Problem details » Each line in the material below, starting at the one with "Recreate this image as a Python" and ending at the one with "import seaborn as sns", is to be reproduced exactly; no picture is to be copied.

Provided information »
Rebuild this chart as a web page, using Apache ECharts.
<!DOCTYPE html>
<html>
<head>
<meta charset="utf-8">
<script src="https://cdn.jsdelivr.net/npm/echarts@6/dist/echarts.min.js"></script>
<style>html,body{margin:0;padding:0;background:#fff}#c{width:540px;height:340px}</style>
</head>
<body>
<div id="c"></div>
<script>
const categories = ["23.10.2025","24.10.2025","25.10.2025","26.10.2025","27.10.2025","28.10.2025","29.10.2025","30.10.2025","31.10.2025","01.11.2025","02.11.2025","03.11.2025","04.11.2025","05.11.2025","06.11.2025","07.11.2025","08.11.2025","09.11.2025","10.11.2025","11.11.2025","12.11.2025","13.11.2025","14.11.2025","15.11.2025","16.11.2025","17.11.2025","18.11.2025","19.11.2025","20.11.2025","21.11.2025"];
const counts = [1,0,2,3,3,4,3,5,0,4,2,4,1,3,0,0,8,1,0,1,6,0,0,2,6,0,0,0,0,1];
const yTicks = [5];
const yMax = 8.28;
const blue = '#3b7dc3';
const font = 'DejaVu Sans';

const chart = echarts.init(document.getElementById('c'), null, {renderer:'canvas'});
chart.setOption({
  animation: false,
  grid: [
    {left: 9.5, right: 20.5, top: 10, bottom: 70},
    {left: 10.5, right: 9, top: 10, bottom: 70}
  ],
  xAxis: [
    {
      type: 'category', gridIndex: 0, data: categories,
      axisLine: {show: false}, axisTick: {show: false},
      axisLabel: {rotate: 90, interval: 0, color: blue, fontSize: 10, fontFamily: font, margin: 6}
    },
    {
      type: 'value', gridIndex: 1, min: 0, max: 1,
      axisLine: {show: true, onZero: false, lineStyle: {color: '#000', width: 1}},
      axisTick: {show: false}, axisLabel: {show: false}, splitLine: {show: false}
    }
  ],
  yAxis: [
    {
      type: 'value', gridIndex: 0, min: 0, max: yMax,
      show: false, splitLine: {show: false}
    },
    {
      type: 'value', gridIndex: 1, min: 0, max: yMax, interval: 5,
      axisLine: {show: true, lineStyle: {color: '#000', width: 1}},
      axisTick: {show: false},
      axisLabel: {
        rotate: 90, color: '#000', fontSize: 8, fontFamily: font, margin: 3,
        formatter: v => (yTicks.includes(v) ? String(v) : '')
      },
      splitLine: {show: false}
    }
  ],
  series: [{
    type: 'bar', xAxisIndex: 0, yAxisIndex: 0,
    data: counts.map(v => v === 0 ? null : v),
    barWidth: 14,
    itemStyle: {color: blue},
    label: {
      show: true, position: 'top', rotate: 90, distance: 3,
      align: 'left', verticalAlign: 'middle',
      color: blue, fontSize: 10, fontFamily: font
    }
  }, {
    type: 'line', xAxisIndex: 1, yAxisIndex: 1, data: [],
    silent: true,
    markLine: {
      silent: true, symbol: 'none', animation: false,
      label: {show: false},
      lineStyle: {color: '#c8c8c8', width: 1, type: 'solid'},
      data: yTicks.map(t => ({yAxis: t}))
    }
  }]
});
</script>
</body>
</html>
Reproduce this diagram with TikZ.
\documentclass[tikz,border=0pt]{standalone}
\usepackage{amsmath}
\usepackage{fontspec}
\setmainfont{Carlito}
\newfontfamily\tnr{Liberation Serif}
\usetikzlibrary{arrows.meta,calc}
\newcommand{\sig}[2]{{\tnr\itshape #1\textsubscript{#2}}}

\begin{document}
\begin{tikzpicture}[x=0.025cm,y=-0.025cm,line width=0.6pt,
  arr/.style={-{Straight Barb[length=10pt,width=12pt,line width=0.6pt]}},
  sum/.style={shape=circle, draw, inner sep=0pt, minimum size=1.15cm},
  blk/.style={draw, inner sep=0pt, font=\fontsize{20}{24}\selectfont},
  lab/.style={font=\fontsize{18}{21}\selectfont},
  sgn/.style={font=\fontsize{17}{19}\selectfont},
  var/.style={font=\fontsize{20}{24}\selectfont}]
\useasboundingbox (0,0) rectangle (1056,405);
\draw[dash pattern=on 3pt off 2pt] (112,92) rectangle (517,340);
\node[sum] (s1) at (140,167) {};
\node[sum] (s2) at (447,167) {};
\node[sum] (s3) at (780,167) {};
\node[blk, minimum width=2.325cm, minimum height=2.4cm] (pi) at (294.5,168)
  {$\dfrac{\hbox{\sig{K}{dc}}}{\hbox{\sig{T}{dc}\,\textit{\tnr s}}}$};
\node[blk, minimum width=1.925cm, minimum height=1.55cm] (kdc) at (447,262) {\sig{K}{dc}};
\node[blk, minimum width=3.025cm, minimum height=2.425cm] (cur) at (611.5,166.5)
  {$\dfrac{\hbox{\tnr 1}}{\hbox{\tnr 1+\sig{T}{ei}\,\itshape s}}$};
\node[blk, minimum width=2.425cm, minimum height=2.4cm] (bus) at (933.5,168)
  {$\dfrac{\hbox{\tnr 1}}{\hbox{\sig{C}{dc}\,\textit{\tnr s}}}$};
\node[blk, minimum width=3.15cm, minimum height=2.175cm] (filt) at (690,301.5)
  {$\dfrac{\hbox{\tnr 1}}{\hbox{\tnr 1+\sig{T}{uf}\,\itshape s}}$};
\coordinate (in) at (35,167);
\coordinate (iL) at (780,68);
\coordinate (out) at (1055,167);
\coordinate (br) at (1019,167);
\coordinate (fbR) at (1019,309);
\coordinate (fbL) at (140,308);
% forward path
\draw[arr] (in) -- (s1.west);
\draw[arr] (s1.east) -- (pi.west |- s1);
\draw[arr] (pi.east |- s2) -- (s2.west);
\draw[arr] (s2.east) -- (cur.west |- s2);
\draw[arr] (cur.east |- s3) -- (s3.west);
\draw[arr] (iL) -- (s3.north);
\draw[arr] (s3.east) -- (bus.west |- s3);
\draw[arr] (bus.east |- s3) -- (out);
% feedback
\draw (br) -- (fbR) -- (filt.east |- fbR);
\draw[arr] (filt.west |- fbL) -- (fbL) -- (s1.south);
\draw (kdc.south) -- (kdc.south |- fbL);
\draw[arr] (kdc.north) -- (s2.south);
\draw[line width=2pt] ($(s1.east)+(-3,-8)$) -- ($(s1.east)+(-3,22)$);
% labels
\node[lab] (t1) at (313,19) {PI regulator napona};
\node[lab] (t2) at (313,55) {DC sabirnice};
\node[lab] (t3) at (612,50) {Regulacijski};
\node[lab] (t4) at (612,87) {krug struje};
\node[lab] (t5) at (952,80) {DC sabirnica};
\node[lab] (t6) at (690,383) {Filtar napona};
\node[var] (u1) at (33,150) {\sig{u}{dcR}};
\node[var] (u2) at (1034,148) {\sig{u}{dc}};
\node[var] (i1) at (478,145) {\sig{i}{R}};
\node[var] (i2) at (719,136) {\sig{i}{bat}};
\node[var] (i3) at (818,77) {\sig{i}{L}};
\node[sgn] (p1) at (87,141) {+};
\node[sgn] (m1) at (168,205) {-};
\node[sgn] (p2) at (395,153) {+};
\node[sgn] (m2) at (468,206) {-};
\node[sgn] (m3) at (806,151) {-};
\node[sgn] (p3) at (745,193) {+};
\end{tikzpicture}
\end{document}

==

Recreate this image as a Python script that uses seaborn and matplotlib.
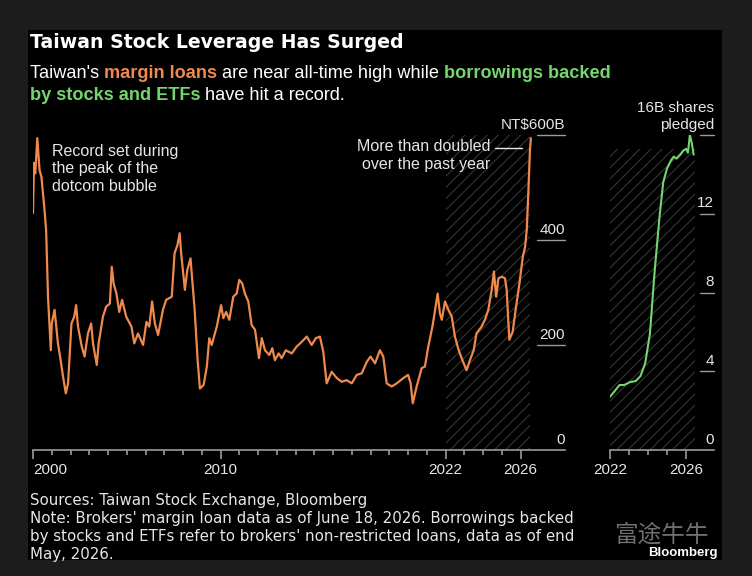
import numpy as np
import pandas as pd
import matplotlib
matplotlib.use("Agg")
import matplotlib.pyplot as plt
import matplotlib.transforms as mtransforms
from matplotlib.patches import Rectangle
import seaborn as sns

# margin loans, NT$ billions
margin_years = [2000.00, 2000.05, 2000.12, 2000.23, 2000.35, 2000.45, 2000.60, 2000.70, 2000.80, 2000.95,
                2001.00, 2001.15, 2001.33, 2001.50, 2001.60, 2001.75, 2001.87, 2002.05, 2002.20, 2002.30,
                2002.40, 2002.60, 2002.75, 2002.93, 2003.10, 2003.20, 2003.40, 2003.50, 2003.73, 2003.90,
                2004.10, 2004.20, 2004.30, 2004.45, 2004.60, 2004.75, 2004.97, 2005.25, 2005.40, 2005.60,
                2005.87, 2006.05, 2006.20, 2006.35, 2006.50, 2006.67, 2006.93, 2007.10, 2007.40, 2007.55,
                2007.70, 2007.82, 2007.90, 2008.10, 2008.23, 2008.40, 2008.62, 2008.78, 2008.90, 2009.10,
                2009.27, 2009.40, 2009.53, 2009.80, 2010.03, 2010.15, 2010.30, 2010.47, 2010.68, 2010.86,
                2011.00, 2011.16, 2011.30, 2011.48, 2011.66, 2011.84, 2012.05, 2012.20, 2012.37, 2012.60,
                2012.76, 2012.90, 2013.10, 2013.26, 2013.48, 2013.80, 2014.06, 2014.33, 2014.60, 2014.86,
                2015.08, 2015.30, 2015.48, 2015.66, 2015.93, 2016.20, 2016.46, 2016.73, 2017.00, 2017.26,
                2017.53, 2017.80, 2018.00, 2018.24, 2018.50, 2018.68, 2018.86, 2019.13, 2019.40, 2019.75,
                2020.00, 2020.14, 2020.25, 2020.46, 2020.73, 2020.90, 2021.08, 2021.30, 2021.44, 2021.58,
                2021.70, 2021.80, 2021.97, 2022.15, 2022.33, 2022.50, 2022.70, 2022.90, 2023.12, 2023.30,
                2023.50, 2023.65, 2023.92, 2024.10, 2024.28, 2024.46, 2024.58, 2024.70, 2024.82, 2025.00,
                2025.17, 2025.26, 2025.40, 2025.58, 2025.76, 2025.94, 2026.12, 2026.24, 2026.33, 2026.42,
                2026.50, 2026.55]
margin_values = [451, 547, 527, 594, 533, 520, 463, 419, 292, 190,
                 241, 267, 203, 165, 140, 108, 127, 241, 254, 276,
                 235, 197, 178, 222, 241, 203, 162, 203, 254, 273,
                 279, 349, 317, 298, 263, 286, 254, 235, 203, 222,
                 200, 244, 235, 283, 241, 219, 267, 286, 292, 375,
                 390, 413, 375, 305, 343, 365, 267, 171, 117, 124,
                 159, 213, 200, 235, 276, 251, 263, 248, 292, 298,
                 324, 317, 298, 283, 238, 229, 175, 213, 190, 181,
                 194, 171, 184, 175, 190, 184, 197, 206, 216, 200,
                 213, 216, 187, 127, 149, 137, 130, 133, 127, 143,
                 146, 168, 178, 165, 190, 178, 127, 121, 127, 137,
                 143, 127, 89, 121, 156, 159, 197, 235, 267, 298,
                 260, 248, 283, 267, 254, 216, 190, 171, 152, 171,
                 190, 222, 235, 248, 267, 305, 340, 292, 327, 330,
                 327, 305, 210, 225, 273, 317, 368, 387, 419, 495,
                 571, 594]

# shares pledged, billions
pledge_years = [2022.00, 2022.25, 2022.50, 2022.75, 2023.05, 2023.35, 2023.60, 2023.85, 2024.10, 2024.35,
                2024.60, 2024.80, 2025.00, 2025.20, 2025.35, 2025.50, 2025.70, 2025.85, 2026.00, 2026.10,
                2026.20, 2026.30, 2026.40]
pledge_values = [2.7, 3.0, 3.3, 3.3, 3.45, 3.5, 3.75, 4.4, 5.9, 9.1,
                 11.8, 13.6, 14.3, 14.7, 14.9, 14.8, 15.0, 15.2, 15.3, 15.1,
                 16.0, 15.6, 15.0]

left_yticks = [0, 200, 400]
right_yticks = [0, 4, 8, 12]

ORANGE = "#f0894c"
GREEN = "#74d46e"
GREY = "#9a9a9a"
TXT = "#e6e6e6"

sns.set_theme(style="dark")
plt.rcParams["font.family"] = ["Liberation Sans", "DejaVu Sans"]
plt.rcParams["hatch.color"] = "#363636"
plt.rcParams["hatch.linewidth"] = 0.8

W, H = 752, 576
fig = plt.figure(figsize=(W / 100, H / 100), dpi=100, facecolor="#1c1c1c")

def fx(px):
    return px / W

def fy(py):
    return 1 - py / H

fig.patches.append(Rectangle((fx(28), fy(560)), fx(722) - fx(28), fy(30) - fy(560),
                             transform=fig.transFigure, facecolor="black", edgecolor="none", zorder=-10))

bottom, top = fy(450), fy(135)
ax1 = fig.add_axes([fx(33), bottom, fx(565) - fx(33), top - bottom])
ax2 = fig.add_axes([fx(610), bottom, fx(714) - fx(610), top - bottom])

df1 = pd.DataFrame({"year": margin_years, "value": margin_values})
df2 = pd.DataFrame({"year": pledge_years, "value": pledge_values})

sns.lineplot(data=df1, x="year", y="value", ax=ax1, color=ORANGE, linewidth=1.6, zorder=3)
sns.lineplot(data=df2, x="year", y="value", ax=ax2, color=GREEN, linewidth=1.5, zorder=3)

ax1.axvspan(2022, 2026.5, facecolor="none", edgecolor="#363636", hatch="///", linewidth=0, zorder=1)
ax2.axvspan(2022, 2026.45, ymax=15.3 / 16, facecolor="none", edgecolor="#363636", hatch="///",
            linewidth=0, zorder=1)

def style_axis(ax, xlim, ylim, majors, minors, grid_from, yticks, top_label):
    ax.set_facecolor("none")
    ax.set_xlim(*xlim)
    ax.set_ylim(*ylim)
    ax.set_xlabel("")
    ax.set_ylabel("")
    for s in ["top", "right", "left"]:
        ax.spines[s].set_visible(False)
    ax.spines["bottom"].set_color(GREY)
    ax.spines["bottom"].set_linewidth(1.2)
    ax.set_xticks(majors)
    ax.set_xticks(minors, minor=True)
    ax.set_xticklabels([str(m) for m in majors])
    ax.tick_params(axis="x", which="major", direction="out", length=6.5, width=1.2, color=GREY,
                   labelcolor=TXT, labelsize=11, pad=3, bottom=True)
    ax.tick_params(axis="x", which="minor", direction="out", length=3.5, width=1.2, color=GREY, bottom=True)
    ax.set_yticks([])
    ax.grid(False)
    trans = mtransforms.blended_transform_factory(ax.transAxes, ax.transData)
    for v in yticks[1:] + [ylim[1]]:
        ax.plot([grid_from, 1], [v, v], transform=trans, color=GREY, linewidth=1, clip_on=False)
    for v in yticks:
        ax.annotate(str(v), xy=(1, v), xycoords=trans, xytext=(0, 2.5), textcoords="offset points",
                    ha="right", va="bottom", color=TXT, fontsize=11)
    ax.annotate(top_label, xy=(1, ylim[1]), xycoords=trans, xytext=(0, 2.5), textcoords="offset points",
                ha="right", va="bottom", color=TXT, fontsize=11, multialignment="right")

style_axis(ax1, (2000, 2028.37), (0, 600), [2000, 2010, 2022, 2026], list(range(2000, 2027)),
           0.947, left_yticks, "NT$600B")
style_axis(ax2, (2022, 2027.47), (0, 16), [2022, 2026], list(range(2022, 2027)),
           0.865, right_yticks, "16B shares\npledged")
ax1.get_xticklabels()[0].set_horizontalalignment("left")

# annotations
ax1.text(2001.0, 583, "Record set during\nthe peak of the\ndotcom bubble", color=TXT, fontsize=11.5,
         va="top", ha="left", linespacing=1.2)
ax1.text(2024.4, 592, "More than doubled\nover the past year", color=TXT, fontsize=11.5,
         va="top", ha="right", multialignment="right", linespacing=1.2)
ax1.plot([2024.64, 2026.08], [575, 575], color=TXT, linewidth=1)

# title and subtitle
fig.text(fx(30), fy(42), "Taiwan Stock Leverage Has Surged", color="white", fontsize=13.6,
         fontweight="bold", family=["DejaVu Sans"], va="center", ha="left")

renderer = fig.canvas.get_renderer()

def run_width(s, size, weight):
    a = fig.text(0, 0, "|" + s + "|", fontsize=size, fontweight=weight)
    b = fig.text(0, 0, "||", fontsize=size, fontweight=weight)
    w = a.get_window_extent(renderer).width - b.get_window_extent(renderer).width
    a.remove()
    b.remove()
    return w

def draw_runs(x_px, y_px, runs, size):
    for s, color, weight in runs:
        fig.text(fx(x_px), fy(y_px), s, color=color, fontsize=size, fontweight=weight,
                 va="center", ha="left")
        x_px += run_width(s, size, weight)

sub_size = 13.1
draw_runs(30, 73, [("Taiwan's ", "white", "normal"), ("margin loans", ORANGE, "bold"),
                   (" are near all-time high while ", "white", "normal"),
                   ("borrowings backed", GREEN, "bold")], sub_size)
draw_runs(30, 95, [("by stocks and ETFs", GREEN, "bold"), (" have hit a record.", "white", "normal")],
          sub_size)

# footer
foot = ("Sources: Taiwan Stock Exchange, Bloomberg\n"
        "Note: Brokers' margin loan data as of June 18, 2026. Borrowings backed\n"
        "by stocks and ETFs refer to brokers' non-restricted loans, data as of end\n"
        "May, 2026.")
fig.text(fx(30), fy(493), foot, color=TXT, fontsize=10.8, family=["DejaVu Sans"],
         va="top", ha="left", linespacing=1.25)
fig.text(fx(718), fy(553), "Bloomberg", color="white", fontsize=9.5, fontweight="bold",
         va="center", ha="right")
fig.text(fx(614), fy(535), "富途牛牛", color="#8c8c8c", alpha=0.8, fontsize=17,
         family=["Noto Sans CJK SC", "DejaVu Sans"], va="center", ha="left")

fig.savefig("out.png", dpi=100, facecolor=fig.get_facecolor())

...

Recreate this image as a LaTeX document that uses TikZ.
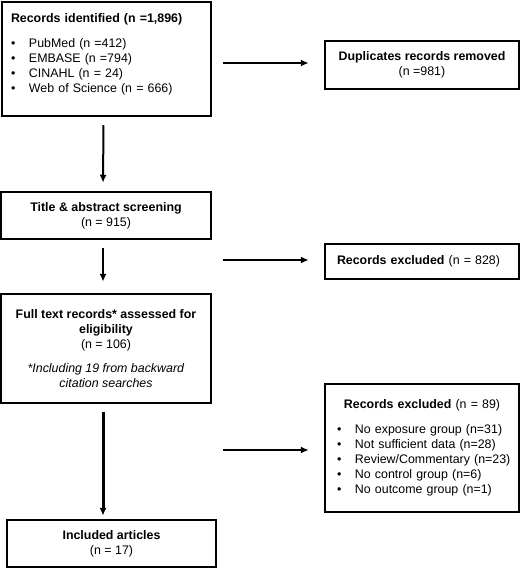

Expected output »
Recreate this image as a Python script that uses seaborn and matplotlib.
import numpy as np
import pandas as pd
import matplotlib
matplotlib.use("Agg")
import matplotlib.pyplot as plt
import matplotlib.transforms as mtransforms
from matplotlib.patches import Rectangle
import seaborn as sns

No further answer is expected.